Six interested students joined the new robotics club at the time, and now, Cortez teaches robotics to every sixth-grade student on campus while coaching 40 students in five teams in middle and elementary school alongside three other driven teachers and coaches. Cortez and fellow coaches Julian Beltran, Brittney Fletcher and Alba Ramirez have been working together to foster the teams. They have seen tremendous success.
“The interest in robotics at our campus has grown miraculously,” Cortez said. “It’s been a dream, with all the support that I’ve ever wanted from Dallas ISD. We wanted robots, and we got robots—one for every three students in my classroom. The kids love it, and I love it. It’s been a blast.”
Mastering robotics is about more than building and programming. Cortez also helps his students develop leadership and public speaking skills, and he said it has been “incredible” to watch them gain confidence and break out of their shells.
One student was quiet and nervous when he joined Cortez’s robotics club in sixth grade.

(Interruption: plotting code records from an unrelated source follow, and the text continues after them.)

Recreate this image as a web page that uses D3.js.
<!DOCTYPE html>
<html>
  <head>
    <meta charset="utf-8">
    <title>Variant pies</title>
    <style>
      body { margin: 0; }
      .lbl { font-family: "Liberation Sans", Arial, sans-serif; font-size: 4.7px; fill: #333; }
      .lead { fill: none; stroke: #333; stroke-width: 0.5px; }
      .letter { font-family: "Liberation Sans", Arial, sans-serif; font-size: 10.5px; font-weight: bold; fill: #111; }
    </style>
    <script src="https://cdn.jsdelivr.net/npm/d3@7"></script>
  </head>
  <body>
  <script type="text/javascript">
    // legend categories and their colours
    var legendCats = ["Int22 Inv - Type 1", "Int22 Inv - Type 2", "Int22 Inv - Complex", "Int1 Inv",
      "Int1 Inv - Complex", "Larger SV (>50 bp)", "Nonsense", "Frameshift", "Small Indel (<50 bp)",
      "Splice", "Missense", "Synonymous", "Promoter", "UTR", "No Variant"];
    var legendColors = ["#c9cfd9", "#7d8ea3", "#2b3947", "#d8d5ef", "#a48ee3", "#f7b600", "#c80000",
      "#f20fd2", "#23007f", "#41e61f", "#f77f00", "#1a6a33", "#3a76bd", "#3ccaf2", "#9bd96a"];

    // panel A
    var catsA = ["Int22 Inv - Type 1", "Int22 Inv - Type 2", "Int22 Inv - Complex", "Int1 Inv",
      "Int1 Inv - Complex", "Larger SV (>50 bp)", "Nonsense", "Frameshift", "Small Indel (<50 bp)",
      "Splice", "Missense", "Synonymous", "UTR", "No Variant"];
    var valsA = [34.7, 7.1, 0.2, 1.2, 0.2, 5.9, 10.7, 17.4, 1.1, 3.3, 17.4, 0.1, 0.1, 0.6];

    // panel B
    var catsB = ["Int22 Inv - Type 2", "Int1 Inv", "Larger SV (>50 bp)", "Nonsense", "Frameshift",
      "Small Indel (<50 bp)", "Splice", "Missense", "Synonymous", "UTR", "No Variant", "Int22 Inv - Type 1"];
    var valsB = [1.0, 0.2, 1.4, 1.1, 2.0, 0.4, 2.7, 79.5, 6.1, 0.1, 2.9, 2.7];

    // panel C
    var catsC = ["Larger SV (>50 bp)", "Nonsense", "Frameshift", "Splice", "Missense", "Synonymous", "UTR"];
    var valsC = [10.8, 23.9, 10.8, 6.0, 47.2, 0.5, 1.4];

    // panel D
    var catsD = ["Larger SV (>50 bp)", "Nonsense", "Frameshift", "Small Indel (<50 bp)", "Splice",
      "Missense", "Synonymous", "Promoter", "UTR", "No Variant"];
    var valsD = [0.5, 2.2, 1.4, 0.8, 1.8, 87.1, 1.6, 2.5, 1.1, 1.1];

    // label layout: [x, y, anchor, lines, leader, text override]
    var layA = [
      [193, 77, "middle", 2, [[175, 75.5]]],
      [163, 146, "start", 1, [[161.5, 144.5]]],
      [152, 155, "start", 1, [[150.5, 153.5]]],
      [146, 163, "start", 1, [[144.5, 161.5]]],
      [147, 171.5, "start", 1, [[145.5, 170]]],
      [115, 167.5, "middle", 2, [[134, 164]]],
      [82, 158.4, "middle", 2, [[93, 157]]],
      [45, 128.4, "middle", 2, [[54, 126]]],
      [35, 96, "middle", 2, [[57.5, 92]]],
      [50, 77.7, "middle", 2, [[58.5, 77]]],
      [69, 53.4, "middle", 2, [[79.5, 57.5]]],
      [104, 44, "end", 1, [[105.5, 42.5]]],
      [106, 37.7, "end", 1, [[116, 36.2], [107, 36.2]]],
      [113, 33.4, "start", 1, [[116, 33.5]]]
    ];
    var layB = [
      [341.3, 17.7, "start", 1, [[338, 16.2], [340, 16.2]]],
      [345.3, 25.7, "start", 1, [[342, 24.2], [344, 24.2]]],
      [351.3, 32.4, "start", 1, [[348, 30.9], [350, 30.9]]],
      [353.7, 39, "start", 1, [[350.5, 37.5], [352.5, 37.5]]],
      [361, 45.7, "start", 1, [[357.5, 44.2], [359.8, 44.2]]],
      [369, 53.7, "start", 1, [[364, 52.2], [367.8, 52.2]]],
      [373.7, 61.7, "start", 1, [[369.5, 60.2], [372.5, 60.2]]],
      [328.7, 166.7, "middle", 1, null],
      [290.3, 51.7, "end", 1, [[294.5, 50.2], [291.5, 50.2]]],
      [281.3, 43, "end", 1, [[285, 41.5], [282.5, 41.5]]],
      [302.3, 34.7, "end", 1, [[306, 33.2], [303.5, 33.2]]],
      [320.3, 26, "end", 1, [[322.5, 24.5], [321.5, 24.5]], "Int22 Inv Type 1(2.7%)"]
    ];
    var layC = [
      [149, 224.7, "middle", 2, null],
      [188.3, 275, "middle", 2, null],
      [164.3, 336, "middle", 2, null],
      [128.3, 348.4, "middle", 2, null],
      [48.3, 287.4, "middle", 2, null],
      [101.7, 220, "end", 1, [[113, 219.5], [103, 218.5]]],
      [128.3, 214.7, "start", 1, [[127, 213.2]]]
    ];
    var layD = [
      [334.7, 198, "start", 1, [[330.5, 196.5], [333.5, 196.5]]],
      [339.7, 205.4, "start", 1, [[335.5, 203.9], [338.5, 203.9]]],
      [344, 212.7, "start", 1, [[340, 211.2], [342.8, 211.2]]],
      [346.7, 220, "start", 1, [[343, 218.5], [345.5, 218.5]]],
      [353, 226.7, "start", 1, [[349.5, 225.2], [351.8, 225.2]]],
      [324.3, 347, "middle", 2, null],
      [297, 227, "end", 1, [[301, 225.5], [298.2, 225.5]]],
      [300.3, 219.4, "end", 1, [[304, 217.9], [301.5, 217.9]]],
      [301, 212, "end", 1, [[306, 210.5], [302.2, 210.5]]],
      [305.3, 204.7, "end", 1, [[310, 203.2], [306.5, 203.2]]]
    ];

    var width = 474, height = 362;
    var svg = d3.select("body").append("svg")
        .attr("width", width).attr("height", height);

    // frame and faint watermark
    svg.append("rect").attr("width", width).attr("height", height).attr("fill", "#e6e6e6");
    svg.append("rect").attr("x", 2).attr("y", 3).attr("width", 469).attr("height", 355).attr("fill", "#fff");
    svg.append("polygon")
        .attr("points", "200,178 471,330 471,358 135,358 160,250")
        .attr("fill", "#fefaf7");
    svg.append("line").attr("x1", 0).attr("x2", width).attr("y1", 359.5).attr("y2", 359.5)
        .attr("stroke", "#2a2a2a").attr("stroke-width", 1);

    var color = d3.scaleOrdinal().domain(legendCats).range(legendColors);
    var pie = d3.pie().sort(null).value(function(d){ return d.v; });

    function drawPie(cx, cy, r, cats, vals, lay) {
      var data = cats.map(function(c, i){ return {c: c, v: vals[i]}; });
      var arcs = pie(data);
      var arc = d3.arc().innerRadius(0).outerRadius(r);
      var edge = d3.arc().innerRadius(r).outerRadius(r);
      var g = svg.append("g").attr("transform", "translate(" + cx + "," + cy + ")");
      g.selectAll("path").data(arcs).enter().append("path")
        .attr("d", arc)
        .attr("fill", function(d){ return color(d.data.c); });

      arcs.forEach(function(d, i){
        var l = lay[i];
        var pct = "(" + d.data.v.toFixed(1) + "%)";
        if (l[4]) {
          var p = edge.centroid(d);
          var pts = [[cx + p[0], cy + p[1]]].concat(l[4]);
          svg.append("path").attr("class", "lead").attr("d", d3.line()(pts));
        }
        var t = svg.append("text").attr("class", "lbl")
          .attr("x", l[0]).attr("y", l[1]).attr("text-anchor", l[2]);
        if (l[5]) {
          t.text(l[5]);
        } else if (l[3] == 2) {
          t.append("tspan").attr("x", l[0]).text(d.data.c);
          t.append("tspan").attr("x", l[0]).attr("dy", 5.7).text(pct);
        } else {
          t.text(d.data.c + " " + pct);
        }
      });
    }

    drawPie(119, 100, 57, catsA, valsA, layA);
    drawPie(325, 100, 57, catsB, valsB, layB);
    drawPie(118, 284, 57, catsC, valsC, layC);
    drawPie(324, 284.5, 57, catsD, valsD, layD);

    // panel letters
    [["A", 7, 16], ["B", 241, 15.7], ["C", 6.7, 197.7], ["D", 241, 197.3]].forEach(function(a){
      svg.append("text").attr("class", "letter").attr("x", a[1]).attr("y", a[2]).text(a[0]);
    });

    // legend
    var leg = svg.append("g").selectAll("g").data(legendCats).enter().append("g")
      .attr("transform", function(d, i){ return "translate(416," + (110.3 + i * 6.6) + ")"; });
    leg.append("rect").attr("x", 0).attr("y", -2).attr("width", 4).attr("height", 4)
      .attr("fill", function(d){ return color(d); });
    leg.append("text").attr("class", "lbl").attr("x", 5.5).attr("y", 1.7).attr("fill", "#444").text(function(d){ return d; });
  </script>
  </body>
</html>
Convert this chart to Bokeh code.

The student wanted to drive a robot in competitions—a role that Cortez said comes with a high level of pressure—and in the student’s first competition, he became so nervous that he believed he could not do it. Cortez encouraged him to persevere and believe in himself, and the student, who is still on the robotics team as an eighth grader, thrived.
“I’ve had teachers and my principal tell me, ‘When this student came in, he was introverted, he was a little bit nervous. Now he’s active in class. He’s holding conversations, and he’s participating in different ways,’” Cortez said. “To see that come full circle, to see him grow and become this leader, has been amazing.”
Cortez recently learned that his hard work and dedication helped him earn the distinguished teacher level. He credits his success to the rapid growth of the school’s robotics program, his students’ passion for the craft and incorporating a competitive aspect into his teaching.
Every robotics unit ends with an assessment, and Cortez said he loves turning them into competitions, such as robot soccer, in which his students can earn prizes like gummy bears. His students get so excited for the assessments that Cortez said some of them will even come to his room during lunch to work on their projects.
“I would challenge other teachers to have fun and try to bring challenges into the classroom,” Cortez said. “Once I started doing that and bringing my own twists in, that led to my greatest successes, not only for my distinction to be a distinguished teacher, but also with the students, because now, I have students who are engaged and who are wanting to do this.”